Yeah, I agree it needs to be configurable. But a memory domain is not
a random guess. It's a core concept of the VM at this point. The fact
that the OOM killer cannot handle it is pretty weird and goes way
beyond "I wish we could have some smarter heuristics to choose from."

> > We don't need any elaborate
> > just-in-time evaluation of what each entity is worth. We just want to
> > kill the biggest job, not the biggest MM. Just like you wouldn't want
> > just the biggest VMA unmapped and freed, since it leaves your process
> > incoherent, killing one process leaves a job incoherent.
> >
> > I understand that making it fully configurable is a tempting thought,
> > because you'd offload all responsibility to userspace.
>
> It is not only tempting it is also the only place which can define
> a more advanced OOM semantic sanely IMHO.

Why do you think that?

Everything the user would want to dynamically program in the kernel,
say with bpf, they could do in userspace and then update the scores
for each group and task periodically.

The only limitation is that you have to recalculate and update the
scoring tree every once in a while, whereas a bpf program could
evaluate things just-in-time. But for that to matter in practice, OOM
kills would have to be a fairly hot path.
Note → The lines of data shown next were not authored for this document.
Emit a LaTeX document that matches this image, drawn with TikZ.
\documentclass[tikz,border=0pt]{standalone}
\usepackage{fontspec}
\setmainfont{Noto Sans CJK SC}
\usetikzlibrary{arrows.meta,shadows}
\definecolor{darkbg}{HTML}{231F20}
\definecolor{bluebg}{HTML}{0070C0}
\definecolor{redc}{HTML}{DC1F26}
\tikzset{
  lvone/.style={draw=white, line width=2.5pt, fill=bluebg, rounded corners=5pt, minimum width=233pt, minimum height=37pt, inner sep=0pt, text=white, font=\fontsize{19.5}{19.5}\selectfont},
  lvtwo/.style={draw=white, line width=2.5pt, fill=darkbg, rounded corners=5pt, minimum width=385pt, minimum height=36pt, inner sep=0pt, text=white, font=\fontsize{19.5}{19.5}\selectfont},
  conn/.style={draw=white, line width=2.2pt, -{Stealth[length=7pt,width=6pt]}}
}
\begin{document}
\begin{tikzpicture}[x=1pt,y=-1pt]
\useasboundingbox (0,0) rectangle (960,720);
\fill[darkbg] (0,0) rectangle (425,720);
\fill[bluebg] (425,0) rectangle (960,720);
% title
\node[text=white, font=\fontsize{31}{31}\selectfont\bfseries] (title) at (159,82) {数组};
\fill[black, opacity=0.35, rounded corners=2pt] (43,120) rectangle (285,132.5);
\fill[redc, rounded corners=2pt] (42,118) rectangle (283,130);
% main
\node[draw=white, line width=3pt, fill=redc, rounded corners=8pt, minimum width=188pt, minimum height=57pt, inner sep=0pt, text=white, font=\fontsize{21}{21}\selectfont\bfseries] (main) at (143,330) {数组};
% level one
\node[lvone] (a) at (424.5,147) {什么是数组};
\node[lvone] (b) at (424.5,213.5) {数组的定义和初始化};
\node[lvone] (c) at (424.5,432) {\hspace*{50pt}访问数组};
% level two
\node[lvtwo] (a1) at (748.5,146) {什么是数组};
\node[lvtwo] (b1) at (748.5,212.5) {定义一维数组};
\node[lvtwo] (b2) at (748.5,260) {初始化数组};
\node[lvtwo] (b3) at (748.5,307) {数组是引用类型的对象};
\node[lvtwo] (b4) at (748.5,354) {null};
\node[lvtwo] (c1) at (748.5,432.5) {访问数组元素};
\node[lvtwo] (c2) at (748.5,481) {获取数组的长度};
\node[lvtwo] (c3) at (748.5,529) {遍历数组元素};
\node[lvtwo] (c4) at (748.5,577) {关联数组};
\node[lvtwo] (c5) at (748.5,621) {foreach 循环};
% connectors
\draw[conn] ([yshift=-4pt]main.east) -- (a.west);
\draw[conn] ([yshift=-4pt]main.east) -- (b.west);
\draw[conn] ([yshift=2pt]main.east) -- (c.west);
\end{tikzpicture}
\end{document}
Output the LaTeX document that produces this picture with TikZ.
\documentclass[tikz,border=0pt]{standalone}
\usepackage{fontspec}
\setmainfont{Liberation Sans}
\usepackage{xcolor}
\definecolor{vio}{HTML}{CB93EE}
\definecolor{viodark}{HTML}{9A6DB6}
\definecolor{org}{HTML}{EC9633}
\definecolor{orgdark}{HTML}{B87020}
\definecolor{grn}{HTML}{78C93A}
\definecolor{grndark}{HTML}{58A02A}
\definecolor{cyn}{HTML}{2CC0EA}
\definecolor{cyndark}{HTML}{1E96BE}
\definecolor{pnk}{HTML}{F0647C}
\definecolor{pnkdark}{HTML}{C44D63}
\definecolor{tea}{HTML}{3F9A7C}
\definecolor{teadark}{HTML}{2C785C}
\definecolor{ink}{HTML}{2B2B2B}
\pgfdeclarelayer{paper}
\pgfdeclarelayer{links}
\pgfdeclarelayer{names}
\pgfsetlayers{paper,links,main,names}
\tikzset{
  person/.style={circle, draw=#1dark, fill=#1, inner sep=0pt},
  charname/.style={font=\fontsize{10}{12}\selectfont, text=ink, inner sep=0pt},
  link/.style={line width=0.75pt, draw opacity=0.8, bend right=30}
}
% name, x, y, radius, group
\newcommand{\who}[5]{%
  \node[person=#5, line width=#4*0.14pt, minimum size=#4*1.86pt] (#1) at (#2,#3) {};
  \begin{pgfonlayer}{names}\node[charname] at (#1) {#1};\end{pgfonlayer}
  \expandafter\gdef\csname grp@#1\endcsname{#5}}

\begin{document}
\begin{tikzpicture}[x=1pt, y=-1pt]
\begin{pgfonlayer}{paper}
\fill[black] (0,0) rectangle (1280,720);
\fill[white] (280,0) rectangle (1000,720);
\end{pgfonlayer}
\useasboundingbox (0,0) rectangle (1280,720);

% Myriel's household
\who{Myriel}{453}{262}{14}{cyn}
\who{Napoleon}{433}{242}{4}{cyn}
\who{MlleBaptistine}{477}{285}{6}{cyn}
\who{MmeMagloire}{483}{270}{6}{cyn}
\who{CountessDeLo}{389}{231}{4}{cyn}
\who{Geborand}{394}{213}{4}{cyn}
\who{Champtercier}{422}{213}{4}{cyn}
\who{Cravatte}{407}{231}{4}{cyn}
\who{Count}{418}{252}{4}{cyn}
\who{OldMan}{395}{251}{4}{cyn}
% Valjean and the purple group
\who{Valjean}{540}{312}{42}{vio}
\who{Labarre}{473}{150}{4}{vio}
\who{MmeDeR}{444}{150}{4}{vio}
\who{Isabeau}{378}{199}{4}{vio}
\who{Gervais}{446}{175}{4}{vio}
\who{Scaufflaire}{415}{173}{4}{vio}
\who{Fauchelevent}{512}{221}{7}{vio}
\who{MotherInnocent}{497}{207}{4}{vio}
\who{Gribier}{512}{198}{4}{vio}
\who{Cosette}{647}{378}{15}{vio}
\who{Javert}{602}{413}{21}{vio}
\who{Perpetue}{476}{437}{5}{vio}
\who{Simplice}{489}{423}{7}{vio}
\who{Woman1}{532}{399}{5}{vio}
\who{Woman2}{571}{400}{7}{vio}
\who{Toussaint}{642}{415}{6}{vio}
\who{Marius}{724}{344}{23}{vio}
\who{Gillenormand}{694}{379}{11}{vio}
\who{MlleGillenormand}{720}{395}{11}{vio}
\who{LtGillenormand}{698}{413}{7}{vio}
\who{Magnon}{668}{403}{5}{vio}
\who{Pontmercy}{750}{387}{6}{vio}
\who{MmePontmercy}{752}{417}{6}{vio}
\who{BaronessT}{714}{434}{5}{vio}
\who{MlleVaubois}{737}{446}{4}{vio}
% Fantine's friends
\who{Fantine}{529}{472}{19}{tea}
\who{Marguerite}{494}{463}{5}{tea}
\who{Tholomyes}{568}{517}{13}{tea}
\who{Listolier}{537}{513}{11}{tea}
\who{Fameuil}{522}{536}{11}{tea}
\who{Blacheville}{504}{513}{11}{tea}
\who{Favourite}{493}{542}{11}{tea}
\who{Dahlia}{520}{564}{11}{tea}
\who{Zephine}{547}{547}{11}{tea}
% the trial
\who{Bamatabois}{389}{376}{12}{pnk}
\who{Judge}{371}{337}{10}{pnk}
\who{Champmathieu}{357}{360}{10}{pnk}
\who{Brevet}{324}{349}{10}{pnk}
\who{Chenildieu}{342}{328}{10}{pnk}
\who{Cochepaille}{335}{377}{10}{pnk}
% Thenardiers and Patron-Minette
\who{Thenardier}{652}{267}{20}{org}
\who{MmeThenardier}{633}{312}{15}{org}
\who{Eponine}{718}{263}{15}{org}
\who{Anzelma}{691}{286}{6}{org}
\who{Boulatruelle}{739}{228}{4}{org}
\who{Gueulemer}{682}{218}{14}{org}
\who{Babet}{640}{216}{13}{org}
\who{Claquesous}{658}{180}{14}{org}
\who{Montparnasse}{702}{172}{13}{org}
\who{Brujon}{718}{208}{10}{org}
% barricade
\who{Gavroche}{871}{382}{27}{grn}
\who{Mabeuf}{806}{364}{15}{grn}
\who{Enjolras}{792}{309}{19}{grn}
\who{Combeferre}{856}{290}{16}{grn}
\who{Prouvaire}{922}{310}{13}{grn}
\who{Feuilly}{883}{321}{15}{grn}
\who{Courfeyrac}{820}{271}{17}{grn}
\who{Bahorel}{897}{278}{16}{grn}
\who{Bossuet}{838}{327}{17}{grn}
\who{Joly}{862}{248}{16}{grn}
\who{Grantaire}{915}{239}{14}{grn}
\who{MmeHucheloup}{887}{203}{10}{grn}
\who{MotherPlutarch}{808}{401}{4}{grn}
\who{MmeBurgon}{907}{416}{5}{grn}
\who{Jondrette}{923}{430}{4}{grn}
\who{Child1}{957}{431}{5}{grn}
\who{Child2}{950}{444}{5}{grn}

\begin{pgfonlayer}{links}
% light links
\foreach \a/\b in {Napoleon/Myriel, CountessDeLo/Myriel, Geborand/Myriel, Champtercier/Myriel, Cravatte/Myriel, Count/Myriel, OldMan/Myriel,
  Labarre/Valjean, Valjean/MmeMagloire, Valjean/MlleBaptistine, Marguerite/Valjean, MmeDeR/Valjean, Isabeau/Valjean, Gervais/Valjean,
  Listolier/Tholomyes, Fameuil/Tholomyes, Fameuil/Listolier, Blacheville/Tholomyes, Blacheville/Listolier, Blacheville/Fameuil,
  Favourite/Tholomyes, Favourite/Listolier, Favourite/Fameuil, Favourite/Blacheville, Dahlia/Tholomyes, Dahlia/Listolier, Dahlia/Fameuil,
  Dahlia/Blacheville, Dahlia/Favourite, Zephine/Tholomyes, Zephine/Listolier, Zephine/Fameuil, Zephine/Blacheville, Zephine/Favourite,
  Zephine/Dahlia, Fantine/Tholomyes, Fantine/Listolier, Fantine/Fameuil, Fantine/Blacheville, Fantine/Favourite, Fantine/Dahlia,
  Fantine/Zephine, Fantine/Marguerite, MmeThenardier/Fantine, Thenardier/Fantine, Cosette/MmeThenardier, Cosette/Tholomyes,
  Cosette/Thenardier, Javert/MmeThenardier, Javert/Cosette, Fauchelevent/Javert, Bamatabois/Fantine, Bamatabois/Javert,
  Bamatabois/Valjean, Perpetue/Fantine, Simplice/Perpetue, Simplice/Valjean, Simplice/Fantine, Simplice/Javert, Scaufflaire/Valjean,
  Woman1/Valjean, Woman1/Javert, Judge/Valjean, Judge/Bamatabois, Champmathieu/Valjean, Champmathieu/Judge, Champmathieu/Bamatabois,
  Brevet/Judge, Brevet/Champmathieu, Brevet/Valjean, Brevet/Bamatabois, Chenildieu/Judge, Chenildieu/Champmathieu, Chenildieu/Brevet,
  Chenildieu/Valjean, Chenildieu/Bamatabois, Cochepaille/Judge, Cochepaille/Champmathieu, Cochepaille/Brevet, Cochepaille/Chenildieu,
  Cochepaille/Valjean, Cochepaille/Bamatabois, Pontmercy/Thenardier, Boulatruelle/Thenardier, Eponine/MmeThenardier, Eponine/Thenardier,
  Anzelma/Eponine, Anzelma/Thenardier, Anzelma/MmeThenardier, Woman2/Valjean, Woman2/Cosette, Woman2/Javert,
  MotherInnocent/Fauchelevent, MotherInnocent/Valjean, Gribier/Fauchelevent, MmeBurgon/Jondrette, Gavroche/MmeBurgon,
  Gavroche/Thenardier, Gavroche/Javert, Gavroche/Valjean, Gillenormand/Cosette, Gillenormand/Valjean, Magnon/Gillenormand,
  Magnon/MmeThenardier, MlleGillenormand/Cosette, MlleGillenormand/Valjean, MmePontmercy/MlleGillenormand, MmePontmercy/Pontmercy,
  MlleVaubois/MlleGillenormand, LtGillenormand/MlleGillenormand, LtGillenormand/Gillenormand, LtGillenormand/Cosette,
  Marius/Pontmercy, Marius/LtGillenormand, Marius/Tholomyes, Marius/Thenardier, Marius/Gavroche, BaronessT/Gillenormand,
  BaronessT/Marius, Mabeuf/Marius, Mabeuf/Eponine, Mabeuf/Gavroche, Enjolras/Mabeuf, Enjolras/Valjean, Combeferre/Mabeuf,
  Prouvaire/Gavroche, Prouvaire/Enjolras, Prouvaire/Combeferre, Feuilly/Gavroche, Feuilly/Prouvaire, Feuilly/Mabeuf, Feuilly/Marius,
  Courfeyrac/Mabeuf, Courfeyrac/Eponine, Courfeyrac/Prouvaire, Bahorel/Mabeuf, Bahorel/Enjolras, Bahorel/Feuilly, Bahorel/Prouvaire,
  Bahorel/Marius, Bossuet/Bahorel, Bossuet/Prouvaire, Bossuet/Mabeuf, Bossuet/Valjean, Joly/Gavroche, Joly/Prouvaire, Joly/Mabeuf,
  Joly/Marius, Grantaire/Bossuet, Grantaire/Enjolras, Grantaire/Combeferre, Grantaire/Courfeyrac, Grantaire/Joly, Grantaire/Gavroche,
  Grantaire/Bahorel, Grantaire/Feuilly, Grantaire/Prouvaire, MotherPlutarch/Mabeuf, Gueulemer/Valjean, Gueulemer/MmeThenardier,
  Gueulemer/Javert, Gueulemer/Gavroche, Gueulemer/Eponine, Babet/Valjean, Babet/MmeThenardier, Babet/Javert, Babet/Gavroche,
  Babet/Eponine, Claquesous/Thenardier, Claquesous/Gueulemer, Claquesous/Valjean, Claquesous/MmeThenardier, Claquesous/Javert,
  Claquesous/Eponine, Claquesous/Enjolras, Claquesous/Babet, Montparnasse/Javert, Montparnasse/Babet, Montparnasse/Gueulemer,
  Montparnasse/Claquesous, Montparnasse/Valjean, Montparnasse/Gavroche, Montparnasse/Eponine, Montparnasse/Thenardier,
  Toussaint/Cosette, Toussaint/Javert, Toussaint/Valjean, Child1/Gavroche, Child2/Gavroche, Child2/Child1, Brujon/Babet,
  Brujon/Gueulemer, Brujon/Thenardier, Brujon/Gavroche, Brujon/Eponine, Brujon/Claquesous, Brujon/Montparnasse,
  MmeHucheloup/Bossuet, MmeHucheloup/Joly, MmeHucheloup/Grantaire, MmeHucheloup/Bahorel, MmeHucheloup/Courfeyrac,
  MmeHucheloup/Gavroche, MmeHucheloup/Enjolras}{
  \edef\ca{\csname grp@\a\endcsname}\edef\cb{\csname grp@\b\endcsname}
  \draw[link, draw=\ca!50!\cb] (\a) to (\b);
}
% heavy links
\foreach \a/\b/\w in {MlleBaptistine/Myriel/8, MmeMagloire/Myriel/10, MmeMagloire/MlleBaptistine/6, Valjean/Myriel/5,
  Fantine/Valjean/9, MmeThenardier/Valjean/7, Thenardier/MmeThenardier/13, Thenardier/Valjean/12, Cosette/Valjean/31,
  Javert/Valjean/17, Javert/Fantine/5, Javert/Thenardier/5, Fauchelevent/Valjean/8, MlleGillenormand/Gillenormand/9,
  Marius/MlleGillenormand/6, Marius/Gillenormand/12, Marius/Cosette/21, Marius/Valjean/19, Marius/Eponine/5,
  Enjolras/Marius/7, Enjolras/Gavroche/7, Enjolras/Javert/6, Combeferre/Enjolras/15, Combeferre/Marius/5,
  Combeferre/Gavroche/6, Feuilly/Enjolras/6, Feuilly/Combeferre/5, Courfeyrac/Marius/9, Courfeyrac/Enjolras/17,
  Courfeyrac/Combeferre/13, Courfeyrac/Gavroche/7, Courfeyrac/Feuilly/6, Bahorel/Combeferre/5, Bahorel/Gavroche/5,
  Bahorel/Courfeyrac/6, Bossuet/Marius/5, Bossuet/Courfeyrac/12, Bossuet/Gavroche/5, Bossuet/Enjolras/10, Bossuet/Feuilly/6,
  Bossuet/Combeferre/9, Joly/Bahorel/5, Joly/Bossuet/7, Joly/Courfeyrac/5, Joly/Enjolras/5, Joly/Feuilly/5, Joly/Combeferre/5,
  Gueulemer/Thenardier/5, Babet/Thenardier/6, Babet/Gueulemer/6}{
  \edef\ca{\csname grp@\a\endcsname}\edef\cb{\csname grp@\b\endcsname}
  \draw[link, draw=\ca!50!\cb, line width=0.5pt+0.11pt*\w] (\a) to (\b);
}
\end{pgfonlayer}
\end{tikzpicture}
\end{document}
> > > > > And both kinds of workloads (services/applications and individual
> > > > > processes run by users) can co-exist on the same host - consider the
> > > > > default systemd setup, for instance.
> > > > >
> > > > > IMHO it would be better to give users a choice regarding what they
> > > > > really want for a particular cgroup in case of OOM - killing the whole
> > > > > cgroup or one of its descendants. For example, we could introduce a
> > > > > per-cgroup flag that would tell the kernel whether the cgroup can
> > > > > tolerate killing a descendant or not. If it can, the kernel will pick
> > > > > the fattest sub-cgroup or process and check it. If it cannot, it will
> > > > > kill the whole cgroup and all its processes and sub-cgroups.
> > > >
> > > > The last thing we want to do, is to compare processes with cgroups.
> > > > I agree, that we can have some option to disable the cgroup-aware OOM at all,
> > > > mostly for backward-compatibility. But I don't think it should be a
> > > > per-cgroup configuration option, which we will support forever.
> > >
> > > I can clearly see a demand for "this is definitely more important
> > > container than others so do not kill" usecases. I can also see demand
> > > for "do not kill this container running for X days". And more are likely
> > > to pop out.
> >
> > That can all be done with scoring.
>
> Maybe. But that requires somebody to tweak the scoring which can be hard
> from trivial.

Why is sorting and picking in userspace harder than sorting and
picking in the kernel?

> > This was 10 years ago, and nobody has missed anything critical enough
> > to implement something beyond scoring. So I don't see why we'd need to
> > do it for cgroups all of a sudden.
> >
> > They're nothing special, they just group together things we have been
> > OOM killing for ages. So why shouldn't we use the same config model?
> >
> > It seems to me, what we need for this patch is 1) a way to toggle
> > whether the processes and subgroups of a group are interdependent or
> > independent and 2) configurable OOM scoring per cgroup analogous to
> > what we have per process already. If a group is marked interdependent
> > we stop descending into it and evaluate it as one entity. Otherwise,
> > we go look for victims in its subgroups and individual processes.
>
> This would be an absolute minimum, yes.
>
> But I am still not convinced we should make this somehow "hardcoded" in
> the core oom killer handler. Why cannot we allow a callback for modules
> and implement all these non-default OOM strategies in modules? We have
> oom_notify_list already but that doesn't get the full oom context which
> could be fixable but I suspect this is not the greatest interface at
> all. We do not really need multiple implementations of the OOM handling
> at the same time and a simple callback should be sufficient
>
> diff --git a/mm/oom_kill.c b/mm/oom_kill.c
> index 04c9143a8625..926a36625322 100644
> --- a/mm/oom_kill.c
> +++ b/mm/oom_kill.c
> @@ -995,6 +995,13 @@ bool out_of_memory(struct oom_control *oc)
> }
>
> /*
> + * Try a registered oom handler to run and fallback to the default
> + * implementation if it cannot handle the current oom context
> + */
> + if (oom_handler && oom_handler(oc))
> + return true;

I think this would take us back to the dark days where memcg entry
points where big opaque branches in the generic VM code, which then
implemented their own thing, redundant locking, redundant LRU lists,
which was all very hard to maintain.

> + /*
> * If current has a pending SIGKILL or is exiting, then automatically
> * select it. The goal is to allow it to allocate so that it may
> * quickly exit and free its memory.
>
> Please note that I haven't explored how much of the infrastructure
> needed for the OOM decision making is available to modules. But we can
> export a lot of what we currently have in oom_kill.c. I admit it might
> turn out that this is simply not feasible but I would like this to be at
> least explored before we go and implement yet another hardcoded way to
> handle (see how I didn't use policy ;)) OOM situation.

;)

My doubt here is mainly that we'll see many (or any) real-life cases
materialize that cannot be handled with cgroups and scoring. These are
powerful building blocks on which userspace can implement all kinds of
policy and sorting algorithms.

So this seems like a lot of churn and complicated code to handle one
extension. An extension that implements basic functionality.